Agent Connectivity
Incident Report for Omnivore.io
Postmortem

Summary

Between 08:48 UTC and 09:53 UTC on August 5th approximately 40% of Omnivore agents experienced a period of instability during which API calls would have succeeded intermittently. Additionally between 09:00 UTC and 09:30 UTC approximately 11% of Omnivore agents went offline causing all API calls to those locations to be unsuccessful.

The incident began when the service responsible for maintaining agent connections, known internally as broker, became overloaded and stopped functioning properly. Our on-call operations team member responded to monitoring alerts and was able to appropriately scale broker to restore customer service.

Leadup / Background

Much of our infrastructure is hosted on Amazon Web Services (AWS). On July 13th, as part of standard operations, the Operations team adjusted the resource allocations to many containerized services, including broker. Too little memory was allocated to broker and the service became unstable and would occasionally crash. These crashes were not frequent enough to be detected by our monitoring system and did not significantly impact customers due to the design of the system so the problem went unnoticed.

The outage response / recovery section below references our "typical deployment process". This is the process by which software is deployed in a slow and controlled fashion. When, for example, broker is typically deployed it is done so over the course of an hour so that customers are not impacted and engineers can verify functionality and stability.

Response / Recovery

After receiving a monitoring alert at 08:53 UTC our on-call operations engineer began to troubleshoot the issue to determine severity and scope. After making the determination that this was a customer impacting outage the engineer opened a conference call and notified other engineers.

Investigation continued until 09:07 UTC when the engineer received another monitoring alert which indicated the broker service had run out of memory and was crashing. This caused the engineer to increase the memory allocation to broker through the typical deployment process. After seeing the broker service was still crashing the engineer again increased the memory allocation through the typical deployment process and created an incident on our status page.
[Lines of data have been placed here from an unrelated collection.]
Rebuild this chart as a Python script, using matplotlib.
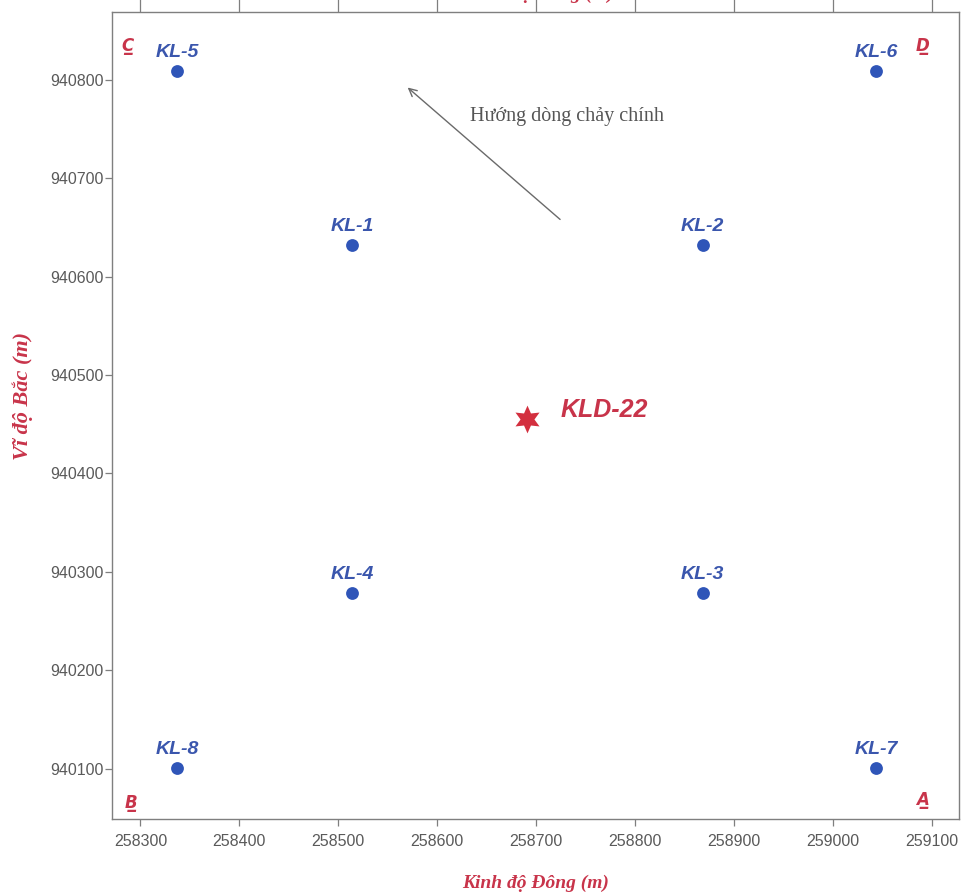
import matplotlib
matplotlib.use("Agg")
import matplotlib.pyplot as plt

# ---- data ----
well_names = ["KL-1", "KL-2", "KL-3", "KL-4", "KL-5", "KL-6", "KL-7", "KL-8"]
well_x = [258514, 258868, 258868, 258514, 258337, 259043, 259043, 258337]
well_y = [940632, 940632, 940279, 940279, 940809, 940809, 940101, 940101]

center_name = "KLD-22"
center_x = [258691]
center_y = [940455]

corner_names = ["C", "D", "B", "A"]
corner_x = [258287, 259090, 258290, 259090]
corner_y = [940834, 940834, 940065, 940068]

flow_text = "Hướng dòng chảy chính"
flow_tail = (258724, 940658)
flow_head = (258570, 940792)
flow_text_pos = (258633, 940763)

x_ticks = [258300, 258400, 258500, 258600, 258700, 258800, 258900, 259000, 259100]
y_ticks = [940100, 940200, 940300, 940400, 940500, 940600, 940700, 940800]
x_lim = (258271, 259127)
y_lim = (940049, 940869)

x_label = "Kinh độ Đông (m)"
y_label = "Vĩ độ Bắc (m)"

# ---- styles ----
BLUE = "#2f55b8"
BLUE_TXT = "#3a56ad"
RED = "#d3303f"
RED_TXT = "#c8344a"
GRAY = "#7f7f7f"
TICK_TXT = "#5a5a5a"

fig = plt.figure(figsize=(9.62, 8.93), dpi=100)
ax = fig.add_axes([111.7 / 962, 74 / 893, (959 - 111.7) / 962, (819 - 11.7) / 893])

ax.set_xlim(*x_lim)
ax.set_ylim(*y_lim)
ax.set_xticks(x_ticks)
ax.set_yticks(y_ticks)
ax.set_xticklabels([str(v) for v in x_ticks])
ax.set_yticklabels([str(v) for v in y_ticks])

for s in ax.spines.values():
    s.set_color(GRAY)
    s.set_linewidth(1.0)
ax.tick_params(axis="both", direction="out", length=5, width=0.9, color=GRAY,
               labelcolor=TICK_TXT, labelsize=11.5)
ax.tick_params(axis="x", pad=6)
ax.tick_params(axis="y", pad=1)
for lab in ax.get_xticklabels() + ax.get_yticklabels():
    lab.set_family("Liberation Sans")

# top ticks (secondary axis)
sec = ax.secondary_xaxis("top")
sec.set_xticks(x_ticks)
sec.set_xticklabels([])
sec.tick_params(direction="out", length=12, width=0.9, color=GRAY)
sec.spines["top"].set_visible(False)

# wells
ax.scatter(well_x, well_y, s=85, color=BLUE, zorder=3, linewidths=0)
for n, x, y in zip(well_names, well_x, well_y):
    ax.annotate(n, (x, y), xytext=(0, 7), textcoords="offset points",
                ha="center", va="bottom", color=BLUE_TXT, fontsize=14,
                fontweight="bold", fontstyle="italic", family="Liberation Sans")

# center
ax.plot(center_x, center_y, linestyle="none", marker=(6, 1, 0), markersize=20,
        color=RED, markeredgewidth=0, zorder=3)
ax.annotate(center_name, (center_x[0], center_y[0]), xytext=(24, 7),
            textcoords="offset points", ha="left", va="center", color=RED_TXT,
            fontsize=18, fontweight="bold", fontstyle="italic", family="Liberation Sans")

# corners (underlined)
for n, x, y in zip(corner_names, corner_x, corner_y):
    ax.text(x, y, n + "\u0332", ha="center", va="center", color=RED_TXT, fontsize=12,
            fontweight="bold", fontstyle="italic", family=["DejaVu Sans"])

# flow arrow
ax.annotate("", xy=flow_head, xytext=flow_tail,
            arrowprops=dict(arrowstyle="->", color="#6a6a6a", lw=1.0,
                            mutation_scale=14, shrinkA=0, shrinkB=0))
ax.text(flow_text_pos[0], flow_text_pos[1], flow_text, ha="left", va="center",
        color="#555555", fontsize=14.5, family="Liberation Serif")

# axis labels
ax.set_xlabel(x_label, color=RED_TXT, fontsize=14, fontweight="bold", fontstyle="italic",
              family="Liberation Serif", labelpad=18)
ax.set_ylabel(y_label, color=RED_TXT, fontsize=16, fontweight="bold", fontstyle="italic",
              family="Liberation Serif")
ax.yaxis.set_label_coords(-0.093, 0.524)

# top label, mostly cut off by figure edge (as in the reference)
fig.text(0.5 * (111.7 + 959) / 962 + 0.005, 1 - 3 / 893, x_label, ha="center", va="bottom",
         color=RED_TXT, fontsize=14, fontweight="bold", fontstyle="italic",
         family="Liberation Serif")

fig.savefig("out.png", dpi=100)
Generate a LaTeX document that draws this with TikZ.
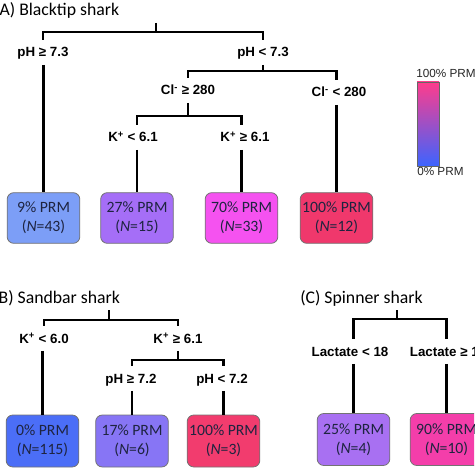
\documentclass[tikz,border=0pt]{standalone}
\usepackage{fontspec}
\setmainfont{Carlito}
\newfontfamily\lblfont{Liberation Sans}
\definecolor{cA1}{HTML}{7C9EF7}
\definecolor{cA2}{HTML}{A56EF7}
\definecolor{cA3}{HTML}{F552F0}
\definecolor{cA4}{HTML}{F0386C}
\definecolor{cB1}{HTML}{4B6EF7}
\definecolor{cB2}{HTML}{8775F5}
\definecolor{cB3}{HTML}{F23C6E}
\definecolor{cC1}{HTML}{A870F2}
\definecolor{cC2}{HTML}{F43EAA}
\definecolor{cbtop}{HTML}{FF3C8C}
\definecolor{cbmid}{HTML}{FF50F5}
\definecolor{cbbot}{HTML}{3C64FF}
\definecolor{textc}{HTML}{1E2440}
\begin{document}
\begin{tikzpicture}[x=0.75pt,y=-0.75pt,
  conn/.style={line width=1.9pt, black},
  cond/.style={font=\lblfont\bfseries\fontsize{10}{12}\selectfont, anchor=base,
    inner xsep=0pt, inner ysep=5.25pt, text height=7.5pt, text depth=0.5pt},
  leaf/.style={draw=black!55, fill=#1, rounded corners=5pt, line width=0.6pt,
    minimum width=54.5pt, minimum height=38pt, align=center, inner sep=1pt,
    text=textc, font=\fontsize{11.8}{14.2}\selectfont},
  ttl/.style={font=\fontsize{13.3}{15}\selectfont, anchor=base west, inner sep=0pt},
  cbl/.style={font=\lblfont\fontsize{8.8}{10}\selectfont, anchor=base west, inner sep=0pt, text=black!85},
]
\useasboundingbox (0,0) rectangle (474,474);
\clip (0,0) rectangle (474,474);

% ---------- (A) Blacktip shark ----------
\node[ttl] (tA) at (-6,16) {(A) Blacktip shark};
\node[cond] (a1) at (43,57) {pH ≥ 7.3};
\node[cond] (a2) at (263,57) {pH < 7.3};
\node[cond] (a3) at (188,95) {Cl\textsuperscript{-} ≥ 280};
\node[cond] (a4) at (339,97) {Cl\textsuperscript{-} < 280};
\node[cond] (a5) at (133,142) {K\textsuperscript{+} < 6.1};
\node[cond] (a6) at (245,142) {K\textsuperscript{+} ≥ 6.1};
\node[leaf=cA1] (b1) at (43.5,218) {9\% PRM\\(\textit{N}=43)};
\node[leaf=cA2] (b2) at (137,218) {27\% PRM\\(\textit{N}=15)};
\node[leaf=cA3] (b3) at (241.5,218) {70\% PRM\\(\textit{N}=33)};
\node[leaf=cA4] (b4) at (336.5,218) {100\% PRM\\(\textit{N}=12)};

\coordinate (a0) at (156,23);
\coordinate (a0b) at (156,32);
\coordinate (a2b) at (263,71);
\coordinate (a3b) at (188,116);
\draw[conn] (a0) -- (a0b);
\draw[conn] (a1.north) |- (a0b) -| (a2.north);
\draw[conn] (a1.south -| b1.north) -- (b1.north);
\draw[conn] (a2.south) -- (a2b);
\draw[conn] (a3.north) |- (a2b) -| (a4.north -| b4.north);
\draw[conn] (a4.south -| b4.north) -- (b4.north);
\draw[conn] (a3.south) -- (a3b);
\draw[conn] (a5.north -| b2.north) |- (a3b) -| (a6.north -| b3.north);
\draw[conn] (a5.south -| b2.north) -- (b2.north);
\draw[conn] (a6.south -| b3.north) -- (b3.north);

% colour bar
\shade[top color=cbtop, middle color=cbmid, bottom color=cbbot, draw=black!60, line width=0.5pt]
  (417,82) rectangle (439,166);
\node[cbl] (cb1) at (416,78) {100\% PRM};
\node[cbl] (cb0) at (417,175) {0\% PRM};

% ---------- (B) Sandbar shark ----------
\node[ttl] (tB) at (-7,303) {(B) Sandbar shark};
\node[cond] (c1) at (44,343) {K\textsuperscript{+} < 6.0};
\node[cond] (c2) at (178,343) {K\textsuperscript{+} ≥ 6.1};
\node[cond] (c3) at (131,383) {pH ≥ 7.2};
\node[cond] (c4) at (222,383) {pH < 7.2};
\node[leaf=cB1, minimum height=39pt] (d1) at (42.5,441) {0\% PRM\\(\textit{N}=115)};
\node[leaf=cB2, minimum height=39pt] (d2) at (132,441) {17\% PRM\\(\textit{N}=6)};
\node[leaf=cB3, minimum height=39pt] (d3) at (223.5,441) {100\% PRM\\(\textit{N}=3)};

\coordinate (c0) at (109,310);
\coordinate (c0b) at (109,320);
\coordinate (c2b) at (178,360);
\draw[conn] (c0) -- (c0b);
\draw[conn] (c1.north) |- (c0b) -| (c2.north);
\draw[conn] (c1.south -| d1.north) -- (d1.north);
\draw[conn] (c2.south) -- (c2b);
\draw[conn] (c3.north -| d2.north) |- (c2b) -| (c4.north -| d3.north);
\draw[conn] (c3.south -| d2.north) -- (d2.north);
\draw[conn] (c4.south -| d3.north) -- (d3.north);

% ---------- (C) Spinner shark ----------
\node[ttl] (tC) at (300,303) {(C) Spinner shark};
\node[cond] (e1) at (350,356) {Lactate < 18};
\node[cond] (e2) at (448,356) {Lactate ≥ 18};
\node[leaf=cC1, minimum height=39pt] (f1) at (353.5,439.5) {25\% PRM\\(\textit{N}=4)};
\node[leaf=cC2, minimum height=39pt] (f2) at (446.5,439.5) {90\% PRM\\(\textit{N}=10)};

\coordinate (e0) at (397,310);
\coordinate (e0b) at (397,319);
\draw[conn] (e0) -- (e0b);
\draw[conn] (e1.north -| f1.north) |- (e0b) -| (e2.north -| f2.north);
\draw[conn] (e1.south -| f1.north) -- (f1.north);
\draw[conn] (e2.south -| f2.north) -- (f2.north);
\end{tikzpicture}
\end{document}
At 09:25 UTC the engineer saw the increased memory allocations made through the typical deployment process were not being applied due to the slow nature of the process. The engineer once again increased the memory allocation but did so in a fashion which bypassed the typical deployment process and allowed the broker service to restart quickly with the increased memory allocation.

After verifying the increased memory allocation had taken effect, the engineer noticed the broker database had significantly higher CPU and memory load than usual and started the process of scaling the database to ensure that was not the cause of any instability. After the database was resized all instability resided and the incident was marked as resolved.

Root Cause

The root cause of the outage was that the broker service went into an unrecoverable failure mode after an initial disruption to network traffic. While broker was busy processing new inbound connections for those lost during the initial disruption, CPU and memory consumption were higher than was allocated. Connections and queries to the database to record those new connections spiked significantly from the high influx of traffic, causing more delays, further overloading the system and preventing it from reaching a new stable and steady state. The combination resulted in some inbound connections to not be processed within an acceptable time-frame, causing them to be retried close to completion. The increased database usage tied up all available connections preventing critical actions from completing, further backing up the system, continuing the failure mode.

Action Items

  • Operations Engineers have already, and will continue to, significantly improve resource monitoring (RAM, CPU, network, etc.) for broker as well as other pieces of critical infrastructure.
  • The development team has already developed and deployed changes to broker that significantly alter its database usage profile in a way that will be resilient to similar overloads and prevent the kind of unrecoverable failure mode experienced. Specifically, these changes include:

    • Moving some asynchronous queries during the connection handshake process to synchronous, ensuring the process completes before additional subsequent connections from the same agent are established, reducing the number of possible parallel operations.
    • Resolving an identified race condition that caused a significant number of queries to the database in order to recover from that race condition.
    • Adjusting the database connection pool settings to control the distribution of query types performed to ensure availability of online agents during similar disruptions.

Timeline

All times are from August 5th, 2020, UTC.

08:48 - Agent response times increased and general agent instability begins

08:53 - Agent response times trigger monitoring alerts and Operations investigation

09:00 - broker began to crash due to lack of RAM causing agents to go offline

09:11 - broker RAM increased, but as a slow rollout, yielding no impact

09:17 - broker RAM increased again, but as a slow rollout, yielding no impact

09:18 - Statuspage incident created

09:25 - broker RAM restart forced to enable using higher memory allocation

09:30 - Agents come back online as broker stabilizes

09:35 - broker database increased in size and restarted due to high CPU/memory usage

09:50 - broker database resize completed

09:53 - Agent general instability ends

10:17 - Status page incident resolved

Posted Aug 12, 2020 - 06:56 PDT

Resolved
Agents are now able to properly connect to Omnivore services.
Posted Aug 05, 2020 - 03:17 PDT
Investigating
We are currently investigating reports of agents not being able to contact Omnivore services.
Posted Aug 05, 2020 - 02:18 PDT
This incident affected: Core Services (API).